Comprehensive Analysis
P10, Inc. operates as a specialized alternative asset manager with a distinct "multi-boutique" business model. Instead of building investment teams organically under a single brand, P10 grows by acquiring established, niche investment firms. These subsidiaries manage funds across various private market strategies, including private equity (specifically secondaries and co-investments), venture capital, private credit, and providing strategic capital to other asset managers (GP stakes). P10's primary customers are institutional investors like pension funds, endowments, and family offices that seek exposure to these specialized areas. The company acts as a holding company, providing its boutiques with strategic support, distribution, and operational resources while allowing them to maintain their investment autonomy.

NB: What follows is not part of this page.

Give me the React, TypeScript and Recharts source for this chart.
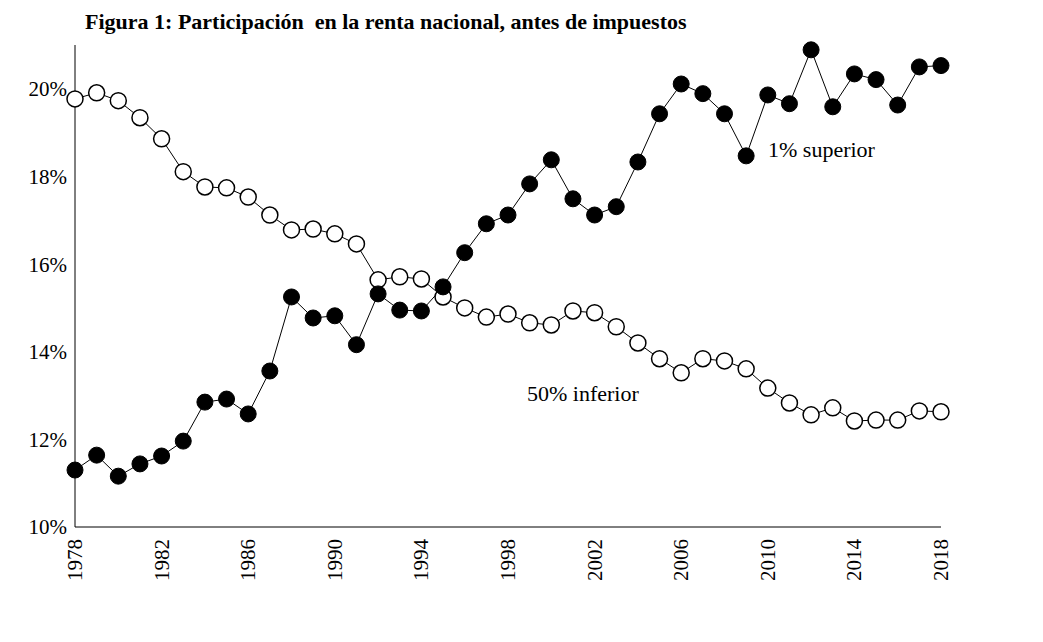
import { LineChart, Line, XAxis, YAxis } from 'recharts'

const years = Array.from({ length: 41 }, (_, i) => 1978 + i)

const top1 = [
  11.3, 11.64, 11.16, 11.44, 11.62, 11.96, 12.85, 12.92, 12.58, 13.56,
  15.25, 14.77, 14.82, 14.16, 15.32, 14.95, 14.93, 15.48, 16.26, 16.92,
  17.12, 17.83, 18.38, 17.49, 17.12, 17.31, 18.33, 19.43, 20.11, 19.89,
  19.43, 18.47, 19.86, 19.66, 20.89, 19.59, 20.34, 20.21, 19.63, 20.5, 20.53,
]

const bottom50 = [
  19.77, 19.91, 19.73, 19.34, 18.86, 18.11, 17.76, 17.74, 17.53, 17.12,
  16.78, 16.8, 16.69, 16.46, 15.64, 15.71, 15.66, 15.25, 15.0, 14.79,
  14.86, 14.66, 14.61, 14.93, 14.89, 14.57, 14.2, 13.84, 13.52, 13.84,
  13.79, 13.61, 13.17, 12.83, 12.56, 12.72, 12.42, 12.44, 12.44, 12.65, 12.63,
]

const xTicks = [1978, 1982, 1986, 1990, 1994, 1998, 2002, 2006, 2010, 2014, 2018]
const yTicks = [10, 12, 14, 16, 18, 20]

const data = years.map((y, i) => ({ year: y, top1: top1[i], bottom50: bottom50[i] }))

const font = '"Liberation Serif", serif'

const XTick = ({ x, y, payload }: any) => (
  <text x={x} y={y + 4} transform={`rotate(-90 ${x} ${y + 4})`} textAnchor="end" dominantBaseline="central"
    fontFamily={font} fontSize={21} fill="#000">
    {payload.value}
  </text>
)

export default function App() {
  return (
    <div style={{ position: 'relative', width: 1027, height: 626, fontFamily: font, background: '#fff' }}>
      <div style={{ position: 'absolute', left: 77, top: 1, fontSize: 22, fontWeight: 'bold' }}>
        Figura 1: Participación&nbsp; en la renta nacional, antes de impuestos
      </div>
      <div style={{ position: 'absolute', left: 760, top: 129, fontSize: 22 }}>1% superior</div>
      <div style={{ position: 'absolute', left: 519, top: 373, fontSize: 22 }}>50% inferior</div>
      <LineChart width={1027} height={626} data={data} margin={{ top: 37, right: 94, left: 0, bottom: 27 }}>
        <XAxis dataKey="year" type="number" domain={[1978, 2018]} ticks={xTicks} tickLine={false}
          axisLine={{ stroke: '#000' }} height={80} tick={<XTick />} interval={0} />
        <YAxis type="number" domain={[10, 21]} ticks={yTicks} width={67} tickLine={false}
          axisLine={{ stroke: '#000' }} tickFormatter={(v) => `${v}%`}
          tick={{ fontFamily: font, fontSize: 21, fill: '#000' }} />
        <Line dataKey="bottom50" stroke="#000" strokeWidth={1} isAnimationActive={false}
          dot={{ r: 8, fill: '#fff', stroke: '#000', strokeWidth: 1.5 }} />
        <Line dataKey="top1" stroke="#000" strokeWidth={1} isAnimationActive={false}
          dot={{ r: 8, fill: '#000', stroke: '#000', strokeWidth: 1 }} />
      </LineChart>
    </div>
  )
}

The company's revenue is primarily generated from long-term management fees charged on the assets managed by its subsidiary firms. A smaller, but potentially significant, portion of revenue comes from performance fees, or "carried interest," earned when the underlying funds perform well and sell investments at a profit. P10's cost structure includes the operational expenses of the parent company and, crucially, sharing revenue and profits with the management teams of the firms it acquires. Its success depends on its ability to identify and purchase successful investment boutiques at reasonable prices and help them scale, a strategy known as a "roll-up." This positions P10 as an aggregator in a fragmented industry, offering investors a diversified portfolio of alternative strategies through a single stock.
P10’s competitive moat is relatively shallow compared to industry giants. It lacks the powerful global brand of a Blackstone or KKR, which allows them to raise massive funds with ease. It also lacks the deeply integrated, data-driven advisory platform of peers like StepStone Group or Hamilton Lane, which creates very high switching costs for clients. P10's main competitive strength is the specialized expertise within each of its acquired boutiques. Its primary vulnerability is the execution risk inherent in its M&A-driven strategy; it must continue to find good acquisition targets and successfully integrate them without overpaying. The decentralized model also risks a lack of synergy and a fragmented culture, making it harder to build a durable, firm-wide advantage.

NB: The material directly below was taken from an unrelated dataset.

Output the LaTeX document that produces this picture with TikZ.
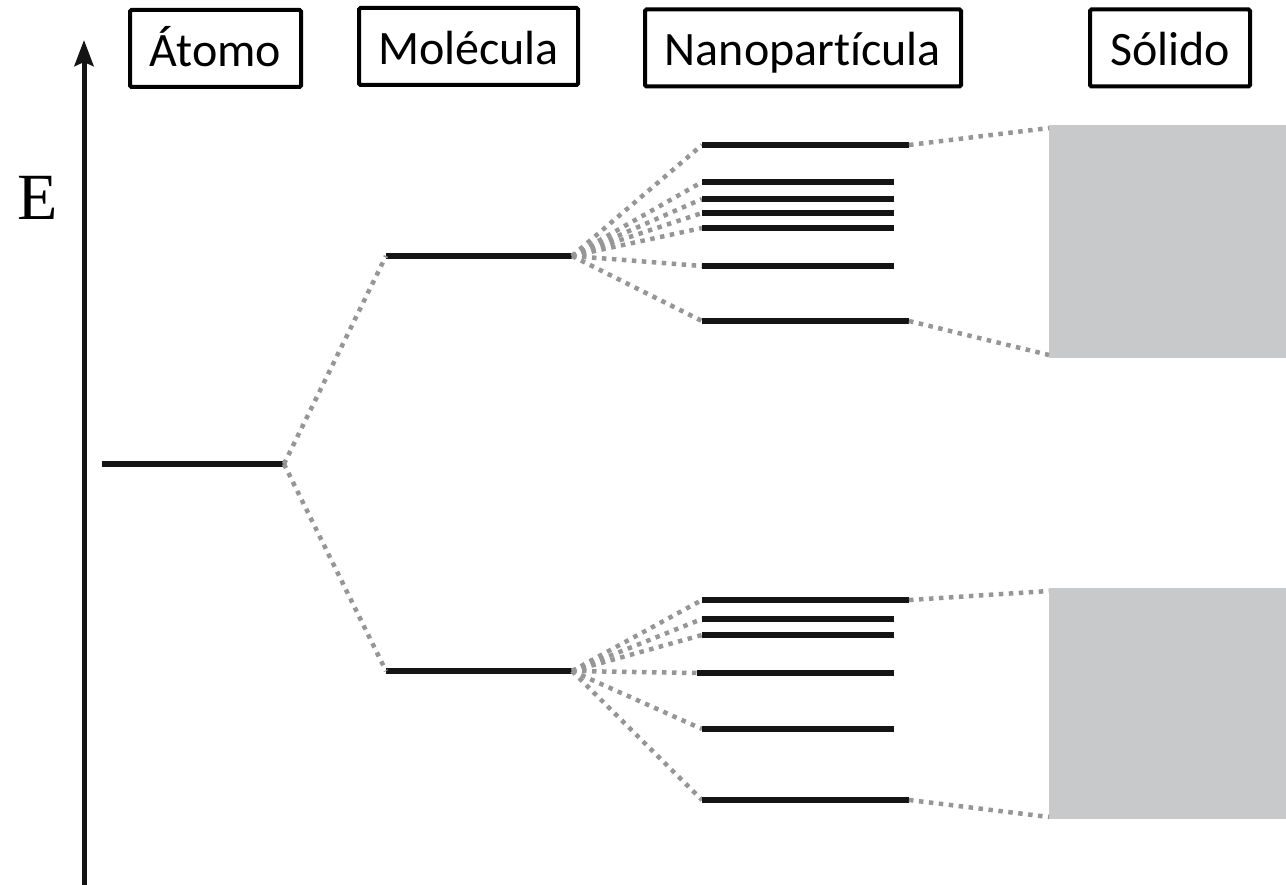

Ultimately, P10's business model is built for growth but has a less resilient competitive edge. The high proportion of its assets in long-duration vehicles provides a strong foundation of predictable fees, which is a significant positive. However, its long-term success is not guaranteed by a wide moat but rather depends on the continued skill of its management team in capital allocation through acquisitions. For investors, this translates into a business model with a potentially higher growth ceiling than mature peers but also a higher degree of risk and less predictability over the long run.